The issue is carbon dioxide - the gas we breathe out and plant life breathes in, a trace gas comprising only 388 parts out of every million in the atmosphere. While the science becomes more complicated as we measure global systems, this basic knowledge provides the backdrop for what can only be described as a political struggle with a scientific component, as opposed to what it should be - a scientific debate resulting in sound public policy.

The State of New York has entered the fray as one of 16 states supporting the EPA’s regulatory drive. New York now argues it is improper to send a case back to the EPA for reconsideration based on new scientific information that shows flaws in an EPA finding.
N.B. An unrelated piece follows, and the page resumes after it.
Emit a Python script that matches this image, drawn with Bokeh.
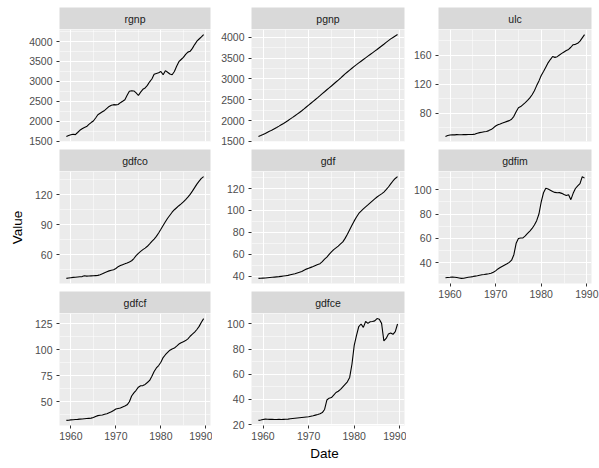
import math
from bokeh.plotting import figure
from bokeh.models import Range1d, FixedTicker, ColumnDataSource, AllLabels
from bokeh.layouts import row, column
from bokeh.embed import file_html
from bokeh.resources import INLINE
from bokeh.core.properties import value

FONT = "Liberation Sans"

# ---------------- data (half-year steps) ----------------
dates = [1959.0, 1959.5, 1960.0, 1960.5, 1961.0, 1961.5, 1962.0, 1962.5, 1963.0, 1963.5,
         1964.0, 1964.5, 1965.0, 1965.5, 1966.0, 1966.5, 1967.0, 1967.5, 1968.0, 1968.5,
         1969.0, 1969.5, 1970.0, 1970.5, 1971.0, 1971.5, 1972.0, 1972.5, 1973.0, 1973.5,
         1974.0, 1974.5, 1975.0, 1975.5, 1976.0, 1976.5, 1977.0, 1977.5, 1978.0, 1978.5,
         1979.0, 1979.5, 1980.0, 1980.5, 1981.0, 1981.5, 1982.0, 1982.5, 1983.0, 1983.5,
         1984.0, 1984.5, 1985.0, 1985.5, 1986.0, 1986.5, 1987.0, 1987.5, 1988.0, 1988.5,
         1989.0, 1989.5]

rgnp = [1617, 1640, 1659, 1672, 1662, 1715, 1770, 1810, 1840, 1865,
        1920, 1965, 2005, 2080, 2160, 2200, 2235, 2270, 2320, 2370,
        2400, 2415, 2410, 2420, 2465, 2500, 2540, 2650, 2750, 2765,
        2760, 2710, 2645, 2730, 2800, 2835, 2900, 2990, 3060, 3180,
        3200, 3215, 3250, 3165, 3270, 3230, 3185, 3165, 3250, 3380,
        3495, 3550, 3605, 3680, 3735, 3755, 3830, 3925, 4010, 4065,
        4120, 4176]

pgnp = [1620, 1642, 1665, 1692, 1720, 1747, 1775, 1805, 1835, 1867,
        1900, 1932, 1965, 2002, 2040, 2077, 2115, 2155, 2195, 2237,
        2280, 2325, 2370, 2415, 2460, 2505, 2550, 2597, 2645, 2692,
        2740, 2785, 2830, 2878, 2925, 2972, 3020, 3070, 3120, 3165,
        3210, 3255, 3300, 3342, 3385, 3425, 3465, 3505, 3545, 3585,
        3625, 3665, 3705, 3748, 3790, 3832, 3875, 3917, 3960, 3995,
        4030, 4063]

ulc = [47.8, 49.0, 49.8, 50.1, 49.9, 50.2, 50.1, 50.0, 50.2, 50.3,
       50.4, 50.5, 50.6, 51.0, 52.2, 53.0, 53.6, 54.2, 54.6, 55.8,
       57.2, 59.5, 62.2, 64.0, 65.0, 66.2, 67.5, 68.6, 69.6, 71.5,
       75.5, 82.0, 87.5, 89.0, 91.8, 94.5, 97.5, 101.0, 105.3, 111.0,
       118.0, 124.5, 132.0, 137.5, 143.5, 149.5, 154.0, 158.2, 157.0, 158.0,
       160.3, 162.5, 164.5, 166.5, 168.0, 171.0, 174.5, 175.0, 176.5, 179.5,
       184.0, 188.5]

gdfco = [36.6, 37.0, 37.3, 37.6, 37.8, 38.0, 38.2, 38.4, 39.2, 38.9,
         39.0, 39.1, 39.2, 39.4, 39.6, 40.3, 41.2, 42.3, 43.2, 44.1,
         44.8, 45.3, 46.5, 48.3, 49.4, 50.3, 51.1, 52.0, 53.0, 54.2,
         56.4, 59.3, 61.6, 63.5, 65.3, 66.8, 68.6, 71.0, 73.5, 75.8,
         78.5, 81.8, 85.5, 89.3, 93.0, 96.5, 99.5, 102.5, 105.0, 107.0,
         109.0, 110.8, 112.8, 115.0, 117.5, 120.3, 123.5, 127.0, 130.5, 133.5,
         136.2, 138.0]

gdf = [37.9, 38.0, 38.2, 38.3, 38.5, 38.7, 38.9, 39.1, 39.3, 39.5,
       39.8, 40.1, 40.4, 40.7, 41.2, 41.7, 42.2, 42.9, 43.6, 44.3,
       45.4, 46.4, 47.2, 48.0, 48.8, 49.7, 50.6, 51.4, 53.2, 55.5,
       57.3, 59.8, 62.1, 64.2, 65.8, 67.4, 69.4, 71.3, 74.5, 78.3,
       82.5, 86.5, 90.5, 94.0, 97.3, 99.5, 101.5, 103.3, 105.1, 107.0,
       108.8, 110.6, 112.3, 113.8, 115.2, 116.8, 119.0, 121.5, 124.3, 127.0,
       129.3, 131.0]

gdfim = [27.6, 27.8, 27.9, 28.1, 27.9, 27.7, 27.4, 27.0, 27.1, 27.6,
         27.9, 28.2, 28.5, 28.9, 29.2, 29.6, 30.0, 30.2, 30.5, 30.8,
         31.2, 32.0, 33.2, 34.8, 36.0, 37.0, 38.0, 39.0, 40.2, 42.0,
         46.5, 55.9, 59.8, 60.3, 60.4, 62.0, 64.0, 66.0, 68.1, 71.0,
         74.5, 80.0, 90.0, 97.5, 101.3, 100.5, 99.6, 98.6, 97.8, 97.5,
         97.6, 97.0, 96.0, 95.2, 95.9, 91.8, 97.0, 101.0, 103.2, 105.0,
         110.8, 109.5]

gdfcf = [32.0, 32.2, 32.5, 32.7, 32.9, 33.0, 33.2, 33.4, 33.6, 33.8,
         34.0, 34.2, 34.8, 35.8, 36.6, 36.9, 37.2, 37.9, 38.5, 39.4,
         40.3, 41.6, 43.0, 43.5, 44.0, 45.0, 45.8, 47.0, 50.0, 55.5,
         58.5, 61.0, 64.0, 65.3, 65.5, 66.6, 68.5, 70.5, 74.5, 79.0,
         82.5, 84.8, 88.0, 92.5, 95.2, 97.5, 99.6, 100.8, 101.6, 103.5,
         105.5, 106.8, 107.8, 108.8, 110.5, 113.0, 115.0, 117.0, 119.5, 122.5,
         126.5, 130.0]

gdfce = [23.3, 23.6, 24.0, 24.3, 24.2, 24.1, 24.2, 24.0, 24.0, 24.1,
         24.0, 24.1, 24.2, 24.3, 24.6, 24.8, 25.0, 25.2, 25.4, 25.6,
         25.8, 26.0, 26.2, 26.6, 27.0, 27.5, 28.0, 28.6, 29.5, 32.0,
         39.5, 41.0, 41.5, 43.5, 45.5, 46.5, 48.0, 50.0, 52.0, 54.0,
         57.5, 68.0, 83.0, 91.0, 98.0, 100.0, 97.3, 102.0, 100.5, 101.8,
         102.0, 102.5, 104.3, 103.8, 100.5, 86.5, 88.5, 92.0, 92.8, 91.8,
         94.0, 100.0]

series_names = ["rgnp", "pgnp", "ulc", "gdfco", "gdf", "gdfim", "gdfcf", "gdfce"]
series_values = [rgnp, pgnp, ulc, gdfco, gdf, gdfim, gdfcf, gdfce]

# tick labels (major breaks) and minor grid lines
x_ticks = [1960, 1970, 1980, 1990]
x_minor = [1955, 1965, 1975, 1985, 1995]

y_major = {
    "rgnp": [1500, 2000, 2500, 3000, 3500, 4000],
    "pgnp": [1500, 2000, 2500, 3000, 3500, 4000],
    "ulc": [80, 120, 160],
    "gdfco": [60, 90, 120],
    "gdf": [40, 60, 80, 100, 120],
    "gdfim": [40, 60, 80, 100],
    "gdfcf": [50, 75, 100, 125],
    "gdfce": [20, 40, 60, 80, 100],
}
y_minor = {
    "rgnp": [1250, 1750, 2250, 2750, 3250, 3750, 4250],
    "pgnp": [1250, 1750, 2250, 2750, 3250, 3750, 4250],
    "ulc": [60, 100, 140, 180],
    "gdfco": [45, 75, 105, 135],
    "gdf": [30, 50, 70, 90, 110, 130],
    "gdfim": [30, 50, 70, 90, 110],
    "gdfcf": [37.5, 62.5, 87.5, 112.5, 137.5],
    "gdfce": [10, 30, 50, 70, 90, 110],
}

# ---------------- styling / layout ----------------
PANEL_BG = "#EBEBEB"
STRIP_BG = "#D9D9D9"
TICK_TXT = "#4D4D4D"
TICK_COL = "#333333"
TICK_SIZE = "10.5px"
TITLE_SIZE = "13.5px"

xmin, xmax = min(dates), max(dates)
xpad = 0.05 * (xmax - xmin)
x_range = Range1d(xmin - xpad, xmax + xpad)


def strip_fig(name, width, left, right, top):
    p = figure(width=width, height=22 + top, x_range=Range1d(0, 1), y_range=Range1d(0, 1),
               x_axis_location=None, y_axis_location=None,
               output_backend="svg", toolbar_location=None,
               min_border_left=left, min_border_right=right,
               min_border_top=top, min_border_bottom=0)
    p.background_fill_color = STRIP_BG
    p.border_fill_color = None
    p.outline_line_color = None
    p.grid.visible = False
    p.text(x=[0.5], y=[0.5], text=[name], text_align="center", text_baseline="middle",
           text_font=value(FONT), text_font_size=TICK_SIZE, text_color="#1A1A1A")
    return p


def panel_fig(name, ys, width, left, right, show_x):
    lo, hi = min(ys), max(ys)
    pad = 0.05 * (hi - lo)
    bottom = 18 if show_x else 8
    height = 112 + bottom
    p = figure(width=width, height=height, x_range=x_range, y_range=Range1d(lo - pad, hi + pad),
               x_axis_location="below" if show_x else None, y_axis_location="left",
               output_backend="svg", toolbar_location=None,
               min_border_left=left, min_border_right=right,
               min_border_top=0, min_border_bottom=bottom)
    p.background_fill_color = PANEL_BG
    p.border_fill_color = None
    p.outline_line_color = None

    xt = FixedTicker(ticks=x_ticks, minor_ticks=x_minor)
    yt = FixedTicker(ticks=y_major[name], minor_ticks=y_minor[name])
    for g in p.xgrid:
        g.ticker = xt
    for g in p.ygrid:
        g.ticker = yt
    for g in list(p.xgrid) + list(p.ygrid):
        g.grid_line_color = "white"
        g.grid_line_width = 1.0
        g.minor_grid_line_color = "white"
        g.minor_grid_line_width = 0.5

    axes = list(p.yaxis) + (list(p.xaxis) if show_x else [])
    for ax in axes:
        ax.axis_label = None
        ax.axis_line_color = None
        ax.major_tick_line_color = TICK_COL
        ax.major_tick_in = 0
        ax.major_tick_out = 3
        ax.minor_tick_line_color = None
        ax.major_label_text_font = FONT
        ax.major_label_text_font_size = TICK_SIZE
        ax.major_label_text_color = TICK_TXT
        ax.major_label_policy = AllLabels()
    p.yaxis.ticker = yt
    p.yaxis.major_label_standoff = 3
    if show_x:
        p.xaxis.ticker = xt
        p.xaxis.major_label_standoff = 2

    src = ColumnDataSource(dict(x=dates, y=ys))
    p.line("x", "y", source=src, line_color="black", line_width=1.1)
    return p


data = dict(zip(series_names, series_values))

# columns: (width, border-left, border-right)
cols = [(186, 31, 2), (194, 39, 2), (193, 32, 8)]
grid_pos = [["rgnp", "gdfco", "gdfcf"], ["pgnp", "gdf", "gdfce"], ["ulc", "gdfim"]]

col_layouts = []
for (w, l, r), names in zip(cols, grid_pos):
    items = []
    for i, nm in enumerate(names):
        show_x = (i == len(names) - 1)
        items.append(strip_fig(nm, w, l, r, 7 if i == 0 else 0))
        items.append(panel_fig(nm, data[nm], w, l, r, show_x))
    col_layouts.append(column(*items))

# y-axis title
vfig = figure(width=26, height=443, x_range=Range1d(0, 1), y_range=Range1d(0, 1),
              x_axis_location=None, y_axis_location=None,
              output_backend="svg", toolbar_location=None,
              min_border_left=7, min_border_right=0, min_border_top=29, min_border_bottom=18)
vfig.outline_line_color = None
vfig.grid.visible = False
vfig.background_fill_color = None
vfig.border_fill_color = None
vfig.text(x=[0.5], y=[0.5], text=["Value"], angle=math.pi / 2, text_align="center",
          text_baseline="middle", text_font=value(FONT), text_font_size=TITLE_SIZE,
          text_color="black")

# x-axis title
dfig = figure(width=573, height=25, x_range=Range1d(0, 1), y_range=Range1d(0, 1),
              x_axis_location=None, y_axis_location=None,
              output_backend="svg", toolbar_location=None,
              min_border_left=31, min_border_right=8, min_border_top=0, min_border_bottom=0)
dfig.outline_line_color = None
dfig.grid.visible = False
dfig.background_fill_color = None
dfig.border_fill_color = None
dfig.text(x=[0.5], y=[0.61], text=["Date"], text_align="center",
          text_baseline="middle", text_font=value(FONT), text_font_size=TITLE_SIZE,
          text_color="black")

root = row(vfig, column(row(*col_layouts), dfig))

with open("out.html", "w") as f:
    f.write(file_html(root, INLINE))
This is puzzling indeed because in 1983, New York argued that new scientific evidence had come to light after the EPA closed its public comment period in a similar Clean Air Act issue. Evidently, New York was for this before it was against it.

Ironically, the EPA has also done a 180-degree turn, standing stubbornly against solid scientific evidence that the IPCC and NASA “science” on climate change is flawed and full of errors and omissions. In the past, the EPA has been willing in many similar circumstances to address scientific evidence that comes to light after it has begun rulemaking.

Why the change of heart? Why the rush to enact trillion-dollar regulations? Why the determined exclusion of critical evidence demonstrating that the rules are based on flawed science? The full-court press by the Obama administration and the EPA, ostensibly designed to force Congress into legislation that would preempt the EPA in this area, rushes forward apace. States like New York cheer them on and say, yes, the emperor’s garments are wondrous to behold.

Shannon L. Goessling is executive director and chief legal counsel for Southeastern Legal Foundation, a public interest law firm representing 15 members of Congress and more than a dozen companies and professional associations challenging EPA climate regulations.